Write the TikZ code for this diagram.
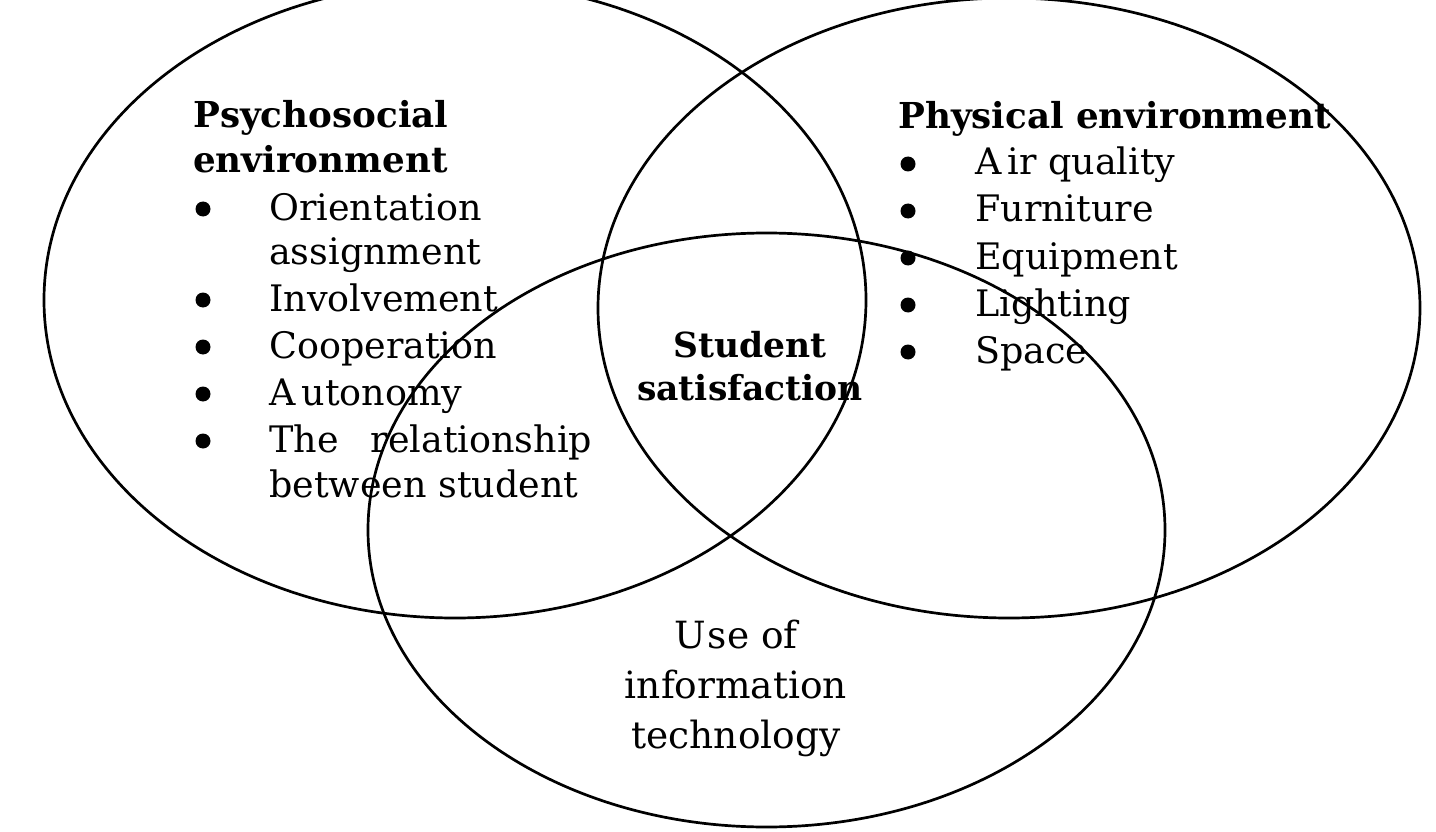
\documentclass[tikz,border=0pt]{standalone}
\usepackage{fontspec}
\setmainfont{DejaVu Serif}
\begin{document}
\begin{tikzpicture}[x=1pt,y=-1pt,
  ring/.style={draw=black,line width=2.7pt},
  txt/.style={inner sep=0pt,anchor=base west,font=\fontsize{36.5}{40}\selectfont},
  head/.style={inner sep=0pt,anchor=base west,font=\fontsize{35.7}{40}\selectfont\bfseries},
  ctr/.style={inner sep=0pt,anchor=base,font=\fontsize{37.5}{40}\selectfont},
  ctrb/.style={inner sep=0pt,anchor=base,font=\fontsize{34.5}{40}\selectfont\bfseries},
  dot/.style={circle,fill=black,draw=none,inner sep=0pt,minimum size=15pt}]
\useasboundingbox (0,0) rectangle (1436,832);
\fill[white] (0,0) rectangle (1436,832);
% circles
\draw[ring] (455,300) ellipse [x radius=411pt, y radius=318pt];
\draw[ring] (1009,308) ellipse [x radius=411pt, y radius=310pt];
\draw[ring] (766.5,530) ellipse [x radius=398.5pt, y radius=297pt];
% left block
\node[head] (ph1) at (193,128) {Psychosocial};
\node[head] (ph2) at (193,172) {environment};
\node[dot] (pb1) at (203,209) {};
\node[txt] (pt1) at (269,220) {Orientation};
\node[txt] (pt1b) at (269,264) {assignment};
\node[dot] (pb2) at (203,300) {};
\node[txt] (pt2) at (269,311) {Involvement};
\node[dot] (pb3) at (203,347) {};
\node[txt] (pt3) at (269,358) {Cooperation};
\node[dot] (pb4) at (203,394) {};
\node[txt] (pt4) at (269,405) {A\kern6pt utonomy};
\node[dot] (pb5) at (203,441) {};
\node[txt] (pt5) at (269,452) {The\hspace{32pt}relationship};
\node[txt] (pt5b) at (269,497) {between student};
% right block
\node[head] (rh) at (898,129) {Physical environment};
\node[dot] (rb1) at (908,164) {};
\node[txt] (rt1) at (975,175) {A\kern6pt ir quality};
\node[dot] (rb2) at (908,211) {};
\node[txt] (rt2) at (975,222) {Furniture};
\node[dot] (rb3) at (908,258) {};
\node[txt] (rt3) at (975,269) {Equipment};
\node[dot] (rb4) at (908,305) {};
\node[txt] (rt4) at (975,316) {Lighting};
\node[dot] (rb5) at (908,352) {};
\node[txt] (rt5) at (975,363) {Space};
% centre
\node[ctrb] (s1) at (750,357) {Student};
\node[ctrb] (s2) at (750,400) {satisfaction};
% bottom
\node[ctr] (u1) at (736,648) {U\kern2pt se of};
\node[ctr] (u2) at (736,698) {information};
\node[ctr] (u3) at (736,748) {technology};
\end{tikzpicture}
\end{document}
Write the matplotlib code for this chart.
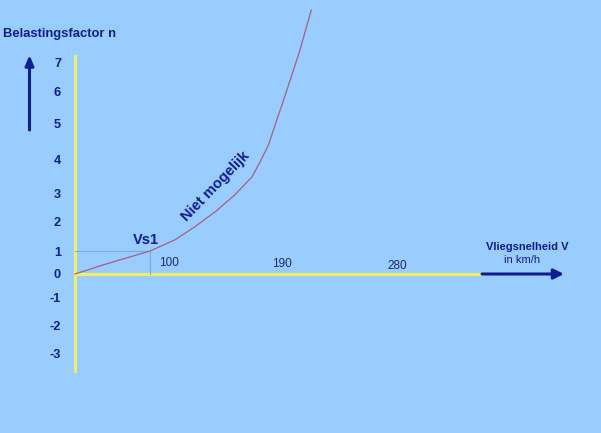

** Work required **
Output an exact copy of the material, with the pictures removed.

** Result of this exercise **
Write the TikZ code for this diagram.
\documentclass[tikz,border=0pt]{standalone}
\usepackage{fontspec}
\setmainfont{DejaVu Serif}
\begin{document}
\begin{tikzpicture}[x=1pt,y=-1pt,
  ring/.style={draw=black,line width=2.7pt},
  txt/.style={inner sep=0pt,anchor=base west,font=\fontsize{36.5}{40}\selectfont},
  head/.style={inner sep=0pt,anchor=base west,font=\fontsize{35.7}{40}\selectfont\bfseries},
  ctr/.style={inner sep=0pt,anchor=base,font=\fontsize{37.5}{40}\selectfont},
  ctrb/.style={inner sep=0pt,anchor=base,font=\fontsize{34.5}{40}\selectfont\bfseries},
  dot/.style={circle,fill=black,draw=none,inner sep=0pt,minimum size=15pt}]
\useasboundingbox (0,0) rectangle (1436,832);
\fill[white] (0,0) rectangle (1436,832);
% circles
\draw[ring] (455,300) ellipse [x radius=411pt, y radius=318pt];
\draw[ring] (1009,308) ellipse [x radius=411pt, y radius=310pt];
\draw[ring] (766.5,530) ellipse [x radius=398.5pt, y radius=297pt];
% left block
\node[head] (ph1) at (193,128) {Psychosocial};
\node[head] (ph2) at (193,172) {environment};
\node[dot] (pb1) at (203,209) {};
\node[txt] (pt1) at (269,220) {Orientation};
\node[txt] (pt1b) at (269,264) {assignment};
\node[dot] (pb2) at (203,300) {};
\node[txt] (pt2) at (269,311) {Involvement};
\node[dot] (pb3) at (203,347) {};
\node[txt] (pt3) at (269,358) {Cooperation};
\node[dot] (pb4) at (203,394) {};
\node[txt] (pt4) at (269,405) {A\kern6pt utonomy};
\node[dot] (pb5) at (203,441) {};
\node[txt] (pt5) at (269,452) {The\hspace{32pt}relationship};
\node[txt] (pt5b) at (269,497) {between student};
% right block
\node[head] (rh) at (898,129) {Physical environment};
\node[dot] (rb1) at (908,164) {};
\node[txt] (rt1) at (975,175) {A\kern6pt ir quality};
\node[dot] (rb2) at (908,211) {};
\node[txt] (rt2) at (975,222) {Furniture};
\node[dot] (rb3) at (908,258) {};
\node[txt] (rt3) at (975,269) {Equipment};
\node[dot] (rb4) at (908,305) {};
\node[txt] (rt4) at (975,316) {Lighting};
\node[dot] (rb5) at (908,352) {};
\node[txt] (rt5) at (975,363) {Space};
% centre
\node[ctrb] (s1) at (750,357) {Student};
\node[ctrb] (s2) at (750,400) {satisfaction};
% bottom
\node[ctr] (u1) at (736,648) {U\kern2pt se of};
\node[ctr] (u2) at (736,698) {information};
\node[ctr] (u3) at (736,748) {technology};
\end{tikzpicture}
\end{document}
Write the matplotlib code for this chart.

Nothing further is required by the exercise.